The best things in my life have been unexpected. Like meeting Bernice across a book table. Or the gathering of almost 40 young-adult ministry leaders in our house. It started innocently enough. I was taking a retreat with Bible Presbyterian young adults and I mentioned to a dear friend and the main organiser of the retreat, Zhi Wen (Singapore Centre for Global Missions) that there were more and more in Singapore who were doing ministry to young adults but, as is often the case, most were doing their own thing. I said wouldn’t it be great if we all sat down and exchanged ideas and encouraged one another.

I have since learnt that it is dangerous to say such things in front of Zhi Wen, who has the spiritual gift/mutant power to organise events and start movements. Within a few days, he told me that he had contacted some young-adult ministry leaders and they were excited about the idea. I thought, cool, maybe a few of us could sit down over a meal and begin to build relationships for the kingdom. Last Thursday we had almost 40 people in our home. We had to turn some away. (We have planned another run on 25th August. You can sign up here.)

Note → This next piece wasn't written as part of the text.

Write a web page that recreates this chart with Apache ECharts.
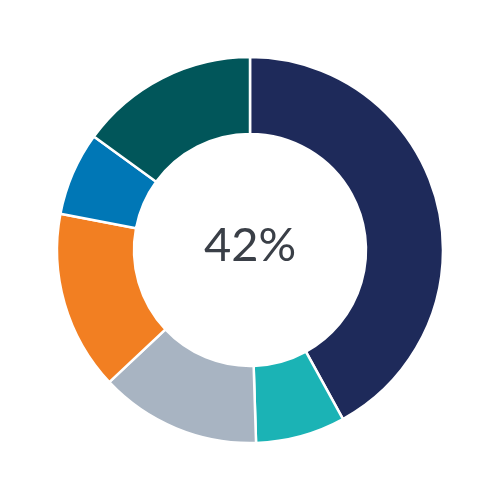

“O ye of little faith” Soo Inn is excited; well, more blown away. Bernice and I have sensed the Lord wanting us to focus more on young-adult ministry for some time now.  But we never anticipated anything of this scale. We are clear that God’s vision of the church is intergenerational; that the young and the old and everyone in between must learn to love one another and to learn from each other. Indeed we must also be wary of overplaying the differences between the generations. God has called us to make disciples of all nations and all generations, and the promises and demands of the gospel are the same for all. Yet it is also true that each generation is shaped by different formative experiences and we must also work at connecting the unchanging Word to how a given generation hears the gospel, just as the apostle Paul tailored his approach to Jews and Gentiles.

There is some urgency in reaching young adults. For our purposes, we will define young adults as the generation born between 1980 and 2000. Why the urgency? One, there are many of them. A study in 2016 estimates that there are 1.2 million in Singapore; about 22% of the resident population. Two, the church doesn’t seem to be doing a good job of reaching them. In his book, You Lost Me, David Kinnaman writes:

The ages eighteen to twenty-nine are the black hole of church attendance; this age segment is “missing in action” from most congregations . . . . Overall, there is a 43 percent drop-off between the teen and early adult years in terms of church engagement. These numbers represent about eight million twentysomethings who were active churchgoers as teenagers but who will no longer be particularly engaged in a church by their thirtieth birthday.

(David Kinnaman, You Lost Me [Grand Rapids, MI: Baker Books, 2011], 22).

I am not sure what are the statistics for the Singapore church or the Malaysian church. More studies are being done. But conversations with church leaders from many denominations reflect the same concern, though some are doing better than others. On the whole, we need to do better in our ministry to young adults.

The stakes are much higher than just stemming the bleeding of young adults from our churches. What is at stake is how we pass the faith on to a whole new generation at a time of great and rapid social change; an era marked by a ubiquitous Internet, constant technological change, and globalisation. A generation that has access to cogent arguments for and against every position will not blindly follow “the assured positions of the church.” We must expect some deconstruction to take place, which is not a bad thing. It forces the church to rethink what we believe and why. It forces us to rethink our practices. Are they really true to the Word and relevant to the world as it is today, not as it was in the ’70s? When the young challenge us, it shouldn’t be automatically interpreted as rebellion. They may want to buy in but they want to know why.

Critical moments in history are times of danger and opportunity. I don’t think anyone is an expert in the area of ministry to young adults, which is a good thing. In humility we take a naïve approach and seek the Lord and work together. Who knows, in working together to better minister to young adults, we may see the whole church renewed.